For veteran China-watchers, the shift is troubling, not least because it reflects a broad acceptance inside the country of the political status quo. “This is the stuff everyone’s been fed for the past 20 years,” says Tim Brook, a UBC historian and the author of Quelling the People, a book about Tiananmen. “China has grown prosperous, there is unbelievable wealth [among the privileged], and so there’s this determination not to look behind or to the side at what might have been.” This despite the fact that 85 per cent of the population remains in poverty, or that the number of public protests grew in lockstep with the Chinese economy after 1989, reaching a peak of 87,000 in 2005. While provincial authorities claim those numbers have declined, anecdotal accounts suggest the downturn in the global economy has stoked unrest among labourers, farmers and small business owners, resulting in protests throughout the country last year.

So if the younger generation doesn’t push Beijing toward democracy and civil rights, who will?
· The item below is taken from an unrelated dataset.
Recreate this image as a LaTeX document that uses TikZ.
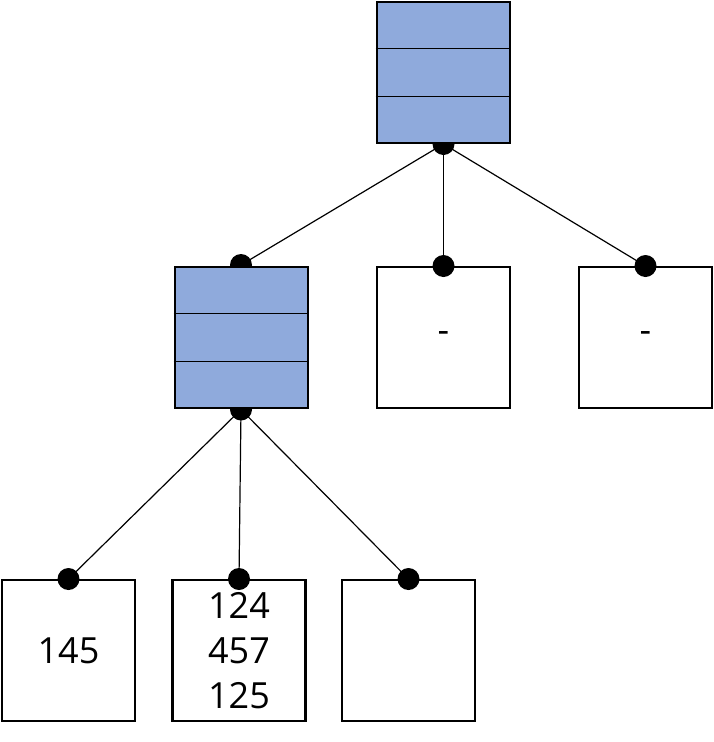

Is China doomed to the current fusion of capitalism with one-party rule? The answer, say some activists, may lie in a new, broader-based support network springing up in support of the local protests. Jean-François Lesage, a China specialist with the Montreal-based group Rights & Democracy, points to Charter 08, a petition calling for equality under the law, an end to one-party politics and the establishment of electoral democracy as a means of easing tension in Chinese society. First signed by 303 prominent lawyers and former Communist party members, the document gathered more than 8,000 signatories, ranging from peasants to Web-savvy twentysomethings, before authorities expunged it from the Internet. “What you have is a rights-protection movement made up of grassroots activists,” notes Lesage. “I also think among the elite in the party, there are people who are sympathetic to this movement. So I’m not pessimistic.”

Importantly, says Lesage, the new reformers don’t see themselves as dissidents. Rather, they want China to enforce its own laws, along with the international treaties on human rights that it has signed. They are the seeds, in short, of civil society—a network of individuals and organizations seeking change through legal means. Beijing already sees them as a threat; this spring, it has placed hundreds of signatories to Charter 08 under house arrest. But the movement nevertheless offers hope for reform, and in a country where youthful idealism is a fading memory, any kind of hope is welcome.